What Is The Difference Between A Home Equity Loan And A Second Mortgage?

What is the difference between a home equity loan and a second mortgage? Many people are confused by second mortgages and home equity loans and think they are the same thing. The two loans are actually very different.

There are many reasons why we acquire loans. We might have high interest credit card debt, need to make major improvements to our home, send a child to college, pay off medical bills, or just go on a fun vacation. There are two ways that you can access the equity in your home in order to get money when you need it. Equity is the amount of money your home is worth after you have deducted the amount you still owe on your mortgage. You can borrow against this equity by taking out a second mortgage or by getting a home equity loan.


Many people are confused by second mortgages and home equity loans and think they are the same thing. The two loans are actually very different. Anne Reed of Acceptance Mortgage in Sparta, New Jersey, is a home loan expert.




"A second mortgage is similar to a home equity loan and is easily confused. A home equity generally refers to a line and a second mortgage generally refers to a loan, not a line," Reed said. "Unlike the line, the borrower receives the total loan amount at closing and will start to make fixed repayments every month until the loan is paid in full."

A home equity is a line of credit because you do not have to use the entire amount of the loan at once. You can also reuse the credit once you have paid it off. Lines of credit are useful to have on hand. If you have emergencies in the future, the money will be available for your use immediately and you will not have to go through the stressful process of obtaining a loan while you are already in a state of crisis. The interest rate on a home equity line of credit is usually a variable rate.

"Home equity lines are generally tied to the Prime rate and adjust accordingly," Reed said.

It is possible to freeze portions of your loan at certain interest rates in order to protect yourself against fluctuating rates.
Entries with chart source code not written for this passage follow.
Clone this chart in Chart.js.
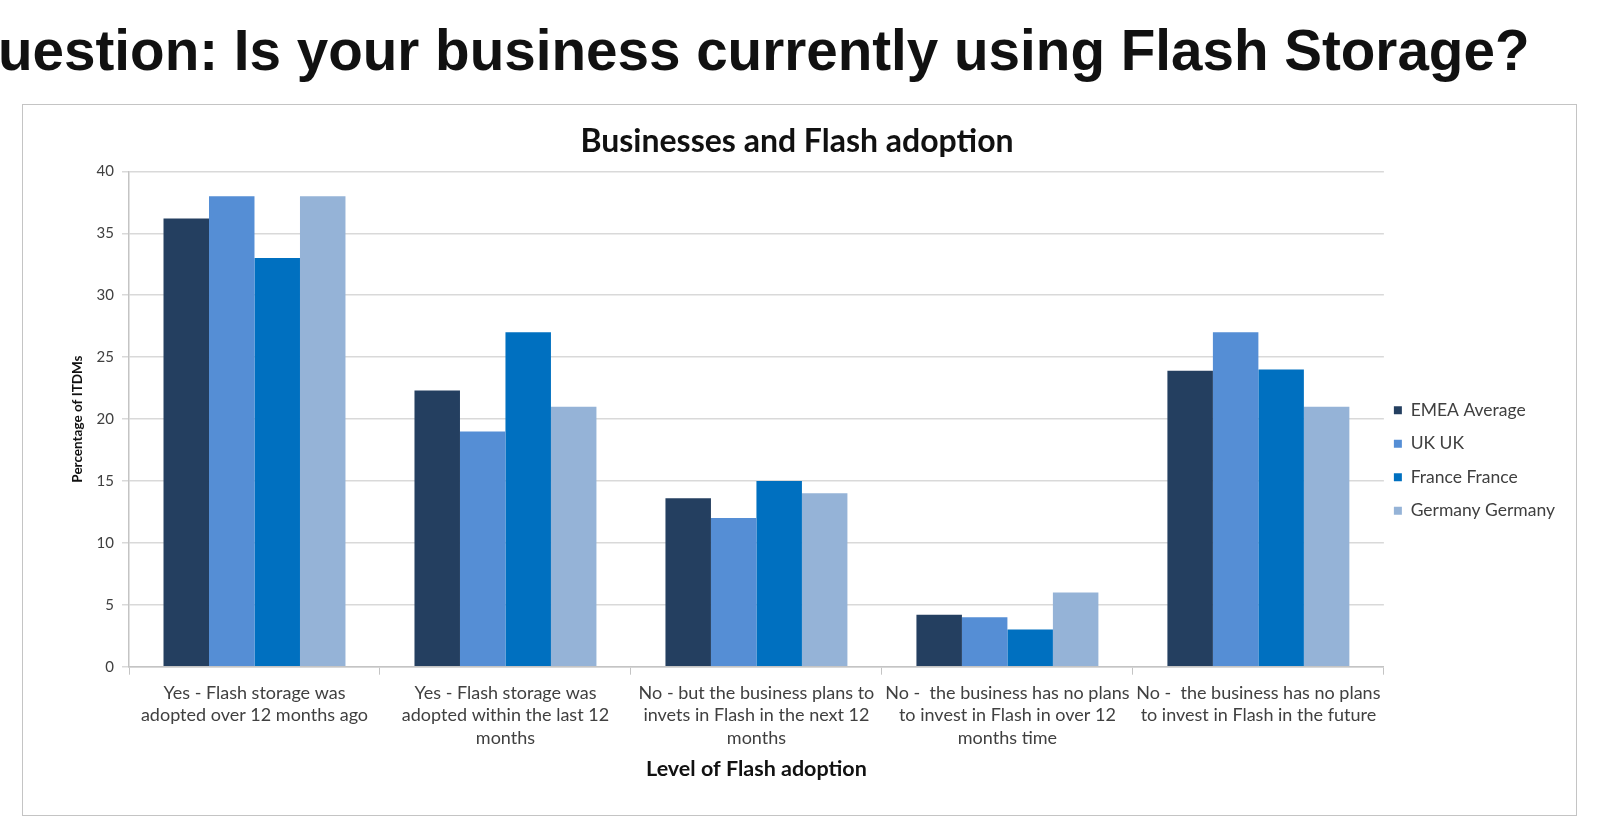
<!DOCTYPE html>
<html>
<head>
<meta charset="utf-8">
<script src="https://cdn.jsdelivr.net/npm/chart.js@4/dist/chart.umd.min.js"></script>
<style>
  html, body { margin: 0; padding: 0; background: #fff; width: 1600px; height: 836px; overflow: hidden; }
  #headline { position: absolute; left: -2px; top: 23px; margin: 0; font-family: "Liberation Sans", Arial, sans-serif; font-weight: bold; font-size: 56.6px; line-height: 1; color: #111; white-space: nowrap; }
  #frame { position: absolute; left: 22px; top: 104px; width: 1553px; height: 710px; border: 1.5px solid #c4c4c4; background: #fff; }
  #c { display: block; }
</style>
</head>
<body>
<h1 id="headline">uestion: Is your business currently using Flash Storage?</h1>
<div id="frame"><canvas id="c" width="1553" height="710"></canvas></div>
<script>
const categories = [
  ["Yes - Flash storage was", "adopted over 12 months ago"],
  ["Yes - Flash storage was", "adopted within the last 12", "months"],
  ["No - but the business plans to", "invets in Flash in the next 12", "months"],
  ["No -  the business has no plans", "to invest in Flash in over 12", "months time"],
  ["No -  the business has no plans", "to invest in Flash in the future"]
];
const seriesNames = ["EMEA Average", "UK UK", "France France", "Germany Germany"];
const emea = [36.2, 22.3, 13.6, 4.2, 23.9];
const uk = [38, 19, 12, 4, 27];
const france = [33, 27, 15, 3, 24];
const germany = [38, 21, 14, 6, 21];
const yTicks = [0, 5, 10, 15, 20, 25, 30, 35, 40];
const colors = ["#243F60", "#558ED5", "#0070C0", "#95B3D7"];

const seriesValues = [emea, uk, france, germany];
const FONT = "Lato, 'Open Sans', sans-serif";

const legendShift = {
  id: "legendShift",
  afterLayout(chart) {
    const lg = chart.legend;
    if (!lg) return;
    lg.top += 10; lg.bottom += 10;
    lg.left -= 6; lg.right -= 6;
  }
};

new Chart(document.getElementById("c"), {
  type: "bar",
  data: {
    labels: categories,
    datasets: seriesNames.map((n, i) => ({
      label: n,
      data: seriesValues[i],
      backgroundColor: colors[i],
      borderWidth: 0,
      barPercentage: 1.0,
      categoryPercentage: 0.725
    }))
  },
  plugins: [legendShift],
  options: {
    responsive: false,
    animation: false,
    devicePixelRatio: 1,
    layout: { padding: { left: 0, right: 5, top: 14, bottom: 33 } },
    plugins: {
      title: {
        display: true,
        text: "Businesses and Flash adoption",
        color: "#111",
        font: { family: FONT, size: 32, weight: "bold" },
        padding: { top: 3, bottom: 11 }
      },
      legend: {
        position: "right",
        labels: {
          boxWidth: 8, boxHeight: 8,
          color: "#404040",
          padding: 16,
          font: { family: FONT, size: 17.5 }
        }
      },
      tooltip: { enabled: false }
    },
    scales: {
      x: {
        offset: true,
        grid: { display: true, drawOnChartArea: false, drawTicks: true, tickLength: 8, color: "#c4c4c4", offset: true },
        border: { display: true, color: "#c4c4c4", width: 1.5 },
        ticks: {
          color: "#404040", maxRotation: 0, autoSkip: false, padding: 7,
          font: { family: FONT, size: 18, lineHeight: 1.25 }
        },
        title: {
          display: true, text: "Level of Flash adoption", color: "#111",
          font: { family: FONT, size: 21.5, weight: "bold" },
          padding: { top: 0, bottom: 0 }
        }
      },
      y: {
        min: 0, max: 40,
        afterFit: (s) => { s.width = 106; },
        afterBuildTicks: (axis) => { axis.ticks = yTicks.map(v => ({ value: v })); },
        grid: { color: "#d9d9d9", lineWidth: 1.5, drawTicks: true, tickLength: 7 },
        border: { display: true, color: "#c4c4c4", width: 1.5 },
        ticks: {
          color: "#404040", padding: 8,
          font: { family: FONT, size: 15 }
        },
        title: {
          display: true, text: "Percentage of ITDMs", color: "#111",
          font: { family: FONT, size: 13.5, weight: "bold" },
          padding: { top: 47, bottom: 0 }
        }
      }
    }
  }
});
</script>
</body>
</html>
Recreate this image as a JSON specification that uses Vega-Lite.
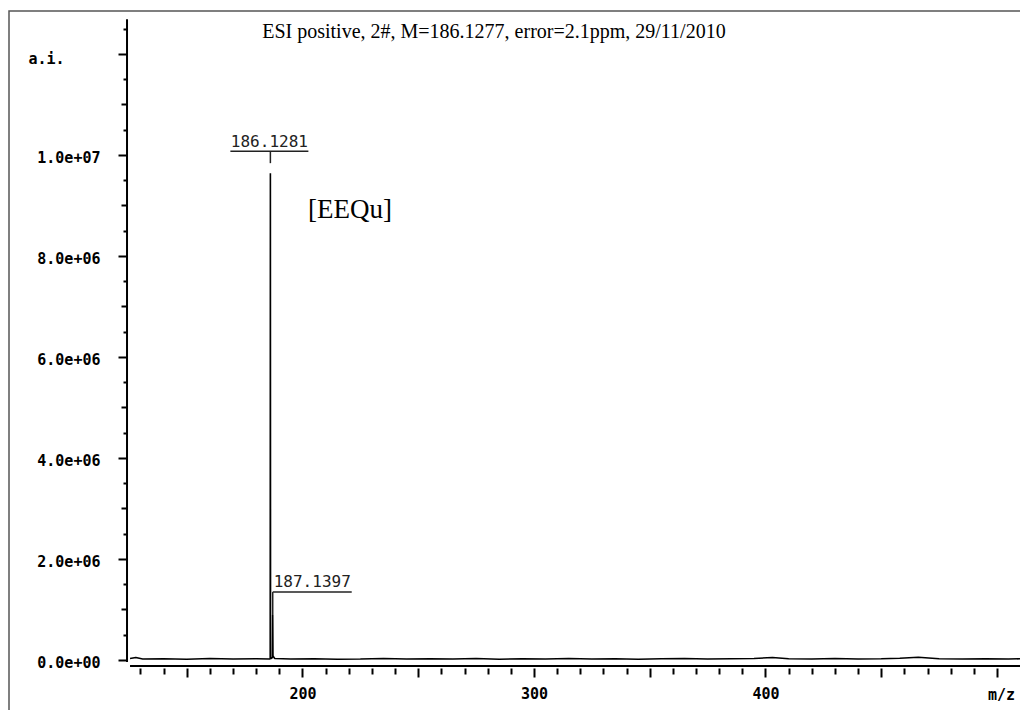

You can access your credit line using checks or a credit card.

A second mortgage is a specific amount of money paid to you in a lump sum. The interest rate is usually fixed and does not change until you pay off your loan. The payments on a second mortgage are a specific amount for a specific period of time, usually 15 years. Even though you have paid off some of the second mortgage loan you cannot reuse it.

"The loan cannot be drawn on and repaid like a line of credit," Reed said. If you have a need for a one-time sum of money then a second mortgage is a good option.

Both the second mortgage and the home equity line of credit will use your home as collateral. If you default on the loan you could lose your home. Both kinds of loans allow you to borrow a certain percentage of your equity, usually no more than 85%. You may also incur closing costs and fees with both kinds of loans.